The Welsh Assembly has rejected Theresa May's Brexit agreement in a symbolic vote in the Senedd.
Finance Secretary Mark Drakeford said the deal fails to meet the "fundamental interests" of Wales and the UK.
Labour AMs backed a Plaid Cymru proposal to oppose the deal after a row over the Welsh Government's stance. 34 AMs backed the text, with 16 against.
The Tories accused Plaid and Labour of trying to undermine the original EU referendum result.
AMs discussed the proposed withdrawal agreement in a two-hour long debate in the Senedd on Tuesday.
But the Labour-led Welsh Government was criticised for tabling a motion for a vote that did not give a clear view against the deal.
Following the debate, Labour AMs abandoned most of their own government's wording and supported instead a Plaid Cymru amendment that was more strongly opposed.
The vote, which calls for the UK to stay in the EU's single market and customs union, stands as the official view of the assembly but is not binding on the UK government.
It comes on the same day the prime minister suffered three Brexit defeats in the House of Commons.
By James Williams, BBC Wales Brexit correspondent
The Welsh Conservatives had called the Brexit debate a "pantomime".
By the end of play, the discussions would perhaps be better described as a bit of a farce for the Welsh Government.
First Minister Carwyn Jones had said for months that it was important for the assembly to send a clear statement of its position on Theresa May's Brexit deal ahead of the "meaningful vote" in the House of Commons.
So, it came as a bit of a surprise when the Welsh Government's motion for the debate, whilst critical of the deal, did not explicitly reject the UK-EU agreement.
On top of that, the motion said there would be another opportunity to debate the deal when considering giving legislative consent to the UK government's forthcoming Withdrawal Agreement Bill.

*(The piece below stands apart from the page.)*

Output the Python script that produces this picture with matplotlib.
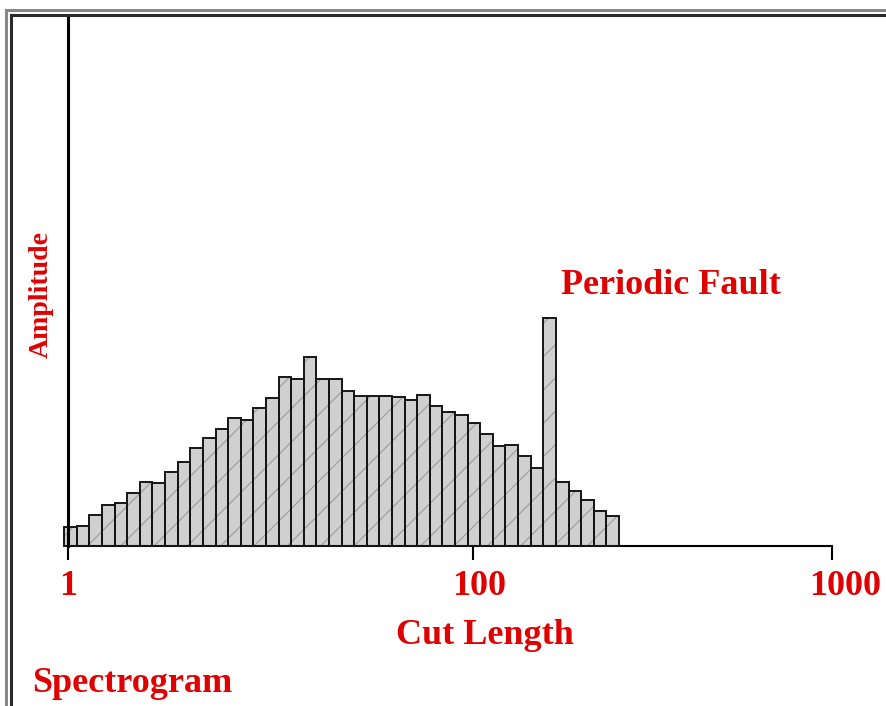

But the assembly's legislative consent may not be needed.
The Welsh Government motion was clearer, I'm told by a source, when first drafted. Then it become less clear after a special Welsh Government cabinet discussion, and then less clear again after the Welsh Labour group got its hands on it.
One Labour AM described the final motion as "bizarre" and "inelegant". Another party source called it "clunky" before a third said: "That's what you get when you decide things by committee."

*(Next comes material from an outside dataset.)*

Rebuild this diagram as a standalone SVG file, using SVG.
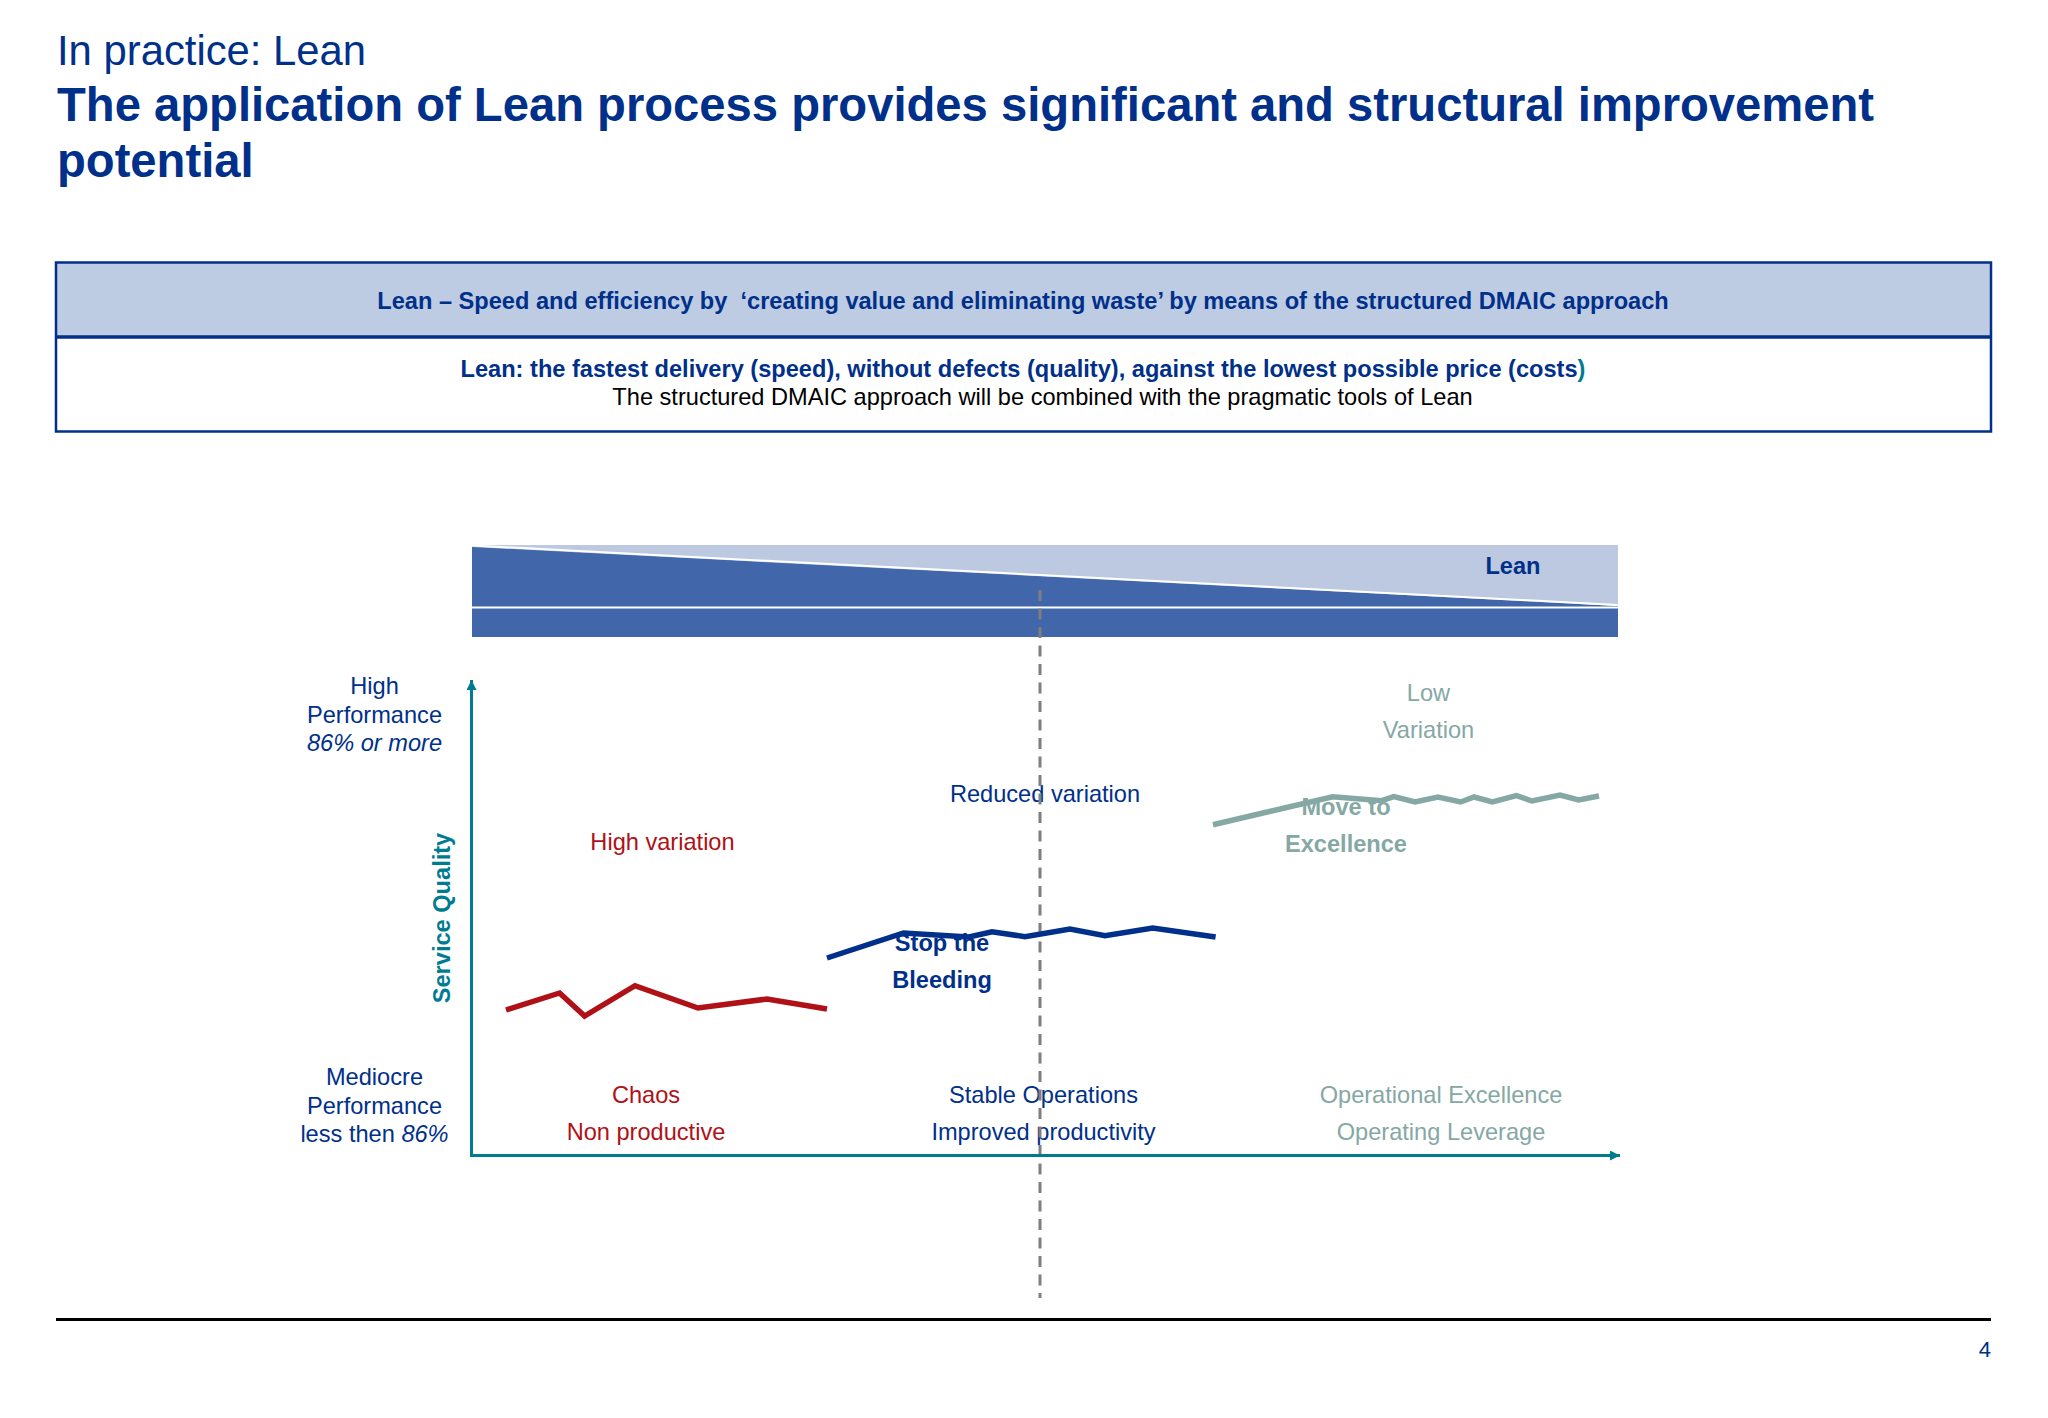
<svg xmlns="http://www.w3.org/2000/svg" width="2048" height="1418" viewBox="0 0 2048 1418">
<defs>
<style>
text{font-family:"Liberation Sans",Arial,sans-serif;font-size:23.600px;fill:#00308a;text-anchor:middle;white-space:pre}
.st{text-anchor:start}
.b{font-weight:700}
.red{fill:#b01116}
.sage{fill:#85a8a5}
.teal{fill:#007c91}
.curve{fill:none;stroke-width:5.500;stroke-linejoin:miter}
</style>
<marker id="ah" markerUnits="userSpaceOnUse" markerWidth="12" markerHeight="12" refX="10" refY="5" orient="auto"><path d="M0 0L10 5L0 10Z" fill="#007c91"/></marker>
</defs>
<rect width="2048" height="1418" fill="#fff"/>
<g id="title">
<text class="st" x="57" y="65" style="font-size:41.800px">In practice: Lean</text>
<text class="st b" x="57" y="120.500" style="font-size:47.200px">The application of Lean process provides significant and structural improvement</text>
<text class="st b" x="57" y="177" style="font-size:47.200px">potential</text>
</g>
<g id="header-box">
<rect x="56" y="262.500" width="1935" height="74.500" fill="#bdcbe3"/>
<rect x="56" y="337" width="1935" height="94.500" fill="#fff"/>
<path d="M56 262.500H1991V431.500H56Z" fill="none" stroke="#00308a" stroke-width="2.500"/>
<path d="M56 337H1991" stroke="#00308a" stroke-width="3.500"/>
<text class="b" x="1023" y="309">Lean – Speed and efficiency by  ‘creating value and eliminating waste’ by means of the structured DMAIC approach</text>
<text class="b" x="1023" y="377">Lean: the fastest delivery (speed), without defects (quality), against the lowest possible price (costs<tspan class="teal">)</tspan></text>
<text x="1042.500" y="405" style="fill:#000">The structured DMAIC approach will be combined with the pragmatic tools of Lean</text>
</g>
<g id="lean-bar">
<rect x="472" y="545" width="1146" height="59" fill="#bdc9e1"/>
<path d="M472 547L1618 606V637H472Z" fill="#4166a9"/>
<path d="M472 545.500L1618 605" stroke="#fff" stroke-width="2" fill="none"/>
<path d="M472 607.500H1618" stroke="#fff" stroke-width="1.800" fill="none"/>
<text class="b" x="1513" y="573.500">Lean</text>
</g>
<g id="label-high"><text x="374.500" y="694">High</text><text x="374.500" y="722.500">Performance</text><text x="374.500" y="751" font-style="italic">86% or more</text></g>
<g id="label-mediocre"><text x="374.500" y="1085">Mediocre</text><text x="374.500" y="1113.500">Performance</text><text x="374.500" y="1142">less then <tspan font-style="italic">86%</tspan></text></g>
<g id="label-y"><text class="b teal" transform="translate(450 918) rotate(-90)">Service Quality</text></g>
<g id="phase-chaos"><text class="red" x="662.500" y="850">High variation</text><text class="red" x="646" y="1103">Chaos</text><text class="red" x="646" y="1140">Non productive</text></g>
<g id="phase-stable"><text x="1045" y="802">Reduced variation</text><text class="b" x="942" y="951">Stop the</text><text class="b" x="942" y="988">Bleeding</text><text x="1043.500" y="1103">Stable Operations</text><text x="1043.500" y="1140">Improved productivity</text></g>
<g id="phase-excellence"><text class="sage" x="1428.500" y="701">Low</text><text class="sage" x="1428.500" y="738">Variation</text><text class="sage b" x="1346" y="815">Move to</text><text class="sage b" x="1346" y="852">Excellence</text><text class="sage" x="1441" y="1103">Operational Excellence</text><text class="sage" x="1441" y="1140">Operating Leverage</text></g>
<g id="footer">
<path d="M56 1319.500H1991" stroke="#000" stroke-width="3"/>
<text x="1991" y="1357" style="text-anchor:end;font-size:22px">4</text>
</g>
<g id="connectors">
<path d="M1040 590V1298" fill="none" stroke="#7f7f7f" stroke-width="3" stroke-dasharray="11 7.500"/>
<path d="M471.500 1155V680" fill="none" stroke="#007c91" stroke-width="3" marker-end="url(#ah)"/>
<path d="M470 1155.500H1620" fill="none" stroke="#007c91" stroke-width="3" marker-end="url(#ah)"/>
<polyline class="curve" stroke="#b01116" points="506,1010 559.600,993 584.600,1016 635,985.700 698,1008 767,999 827,1009"/>
<polyline class="curve" stroke="#00308a" points="827,958 903.500,933 969,937 992,931.700 1025,936.700 1070,929 1105,935.700 1152.700,928 1215.600,937"/>
<polyline class="curve" stroke="#85a8a5" points="1213,824.700 1332.600,796.700 1381.700,800.700 1393.800,796.700 1415,802 1438,797 1460.700,802 1474,797 1492.400,802 1516.500,795.700 1532,801 1560,795 1578.600,800 1599,796"/>
</g>
</svg>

Labour minister Mark Drakeford told the debate that Wales would be "better off remaining in the European Union".
He said: "I hope this national assembly will send a clear message this afternoon that the deal which has been negotiated by the prime minister is unacceptable."
Conservative and UKIP AMs opposed Plaid Cymru's amendment.
Senedd Tory Leader Paul Davies argued AMs should back the agreement because "the clock is ticking, and this is the only deal on the table".
Mr Davies said: "The irony is that Brexit has a greater legitimacy and a bigger mandate from the public than this Welsh Government, which seems to me is trying to overturn it."
"The Brexit referendum was undoubtedly divisive. If this division and uncertainty goes on unchecked it threatens our economy and public services," he added.
Leave supporter and UKIP AM Neil Hamilton made a pro-Brexit case against the deal, saying the agreement does not respect the 2016 EU referendum result.
Mr Hamilton said: "In fact it is, in political terms, a national humiliation. A capitulation, which has given the EU everything and actually given the UK nothing."
UKIP's pro-Brexit anti-deal motion only won five votes, with 44 opposed.
The withdraw agreement includes a short "political declaration" on the future relationship with the EU.
Plaid's Brexit spokesperson in the Welsh Assembly, Steffan Lewis, said both should be opposed.
"My conscience tells me that the deal on offer is so potentially damaging to the communities we're elected to represent that neither the withdrawal agreement or the political declaration deserve the support of this Parliament," he said.
His party leader Adam Price said: "We are glad that Labour answered our call to work together at a cross-party level by accepting our important amendment, which means that the Senedd has tonight spoken with a clear voice to say that we do not support the prime minister's Brexit deal."
The motion passed on Tuesday called for a general election or a further referendum if the UK government cannot get its deal through the House of Commons.
A Plaid motion that more clearly called for a referendum failed to pass, despite support from Lib Dem AM Kirsty Williams, and Labour AMs Lynne Neagle and Joyce Watson.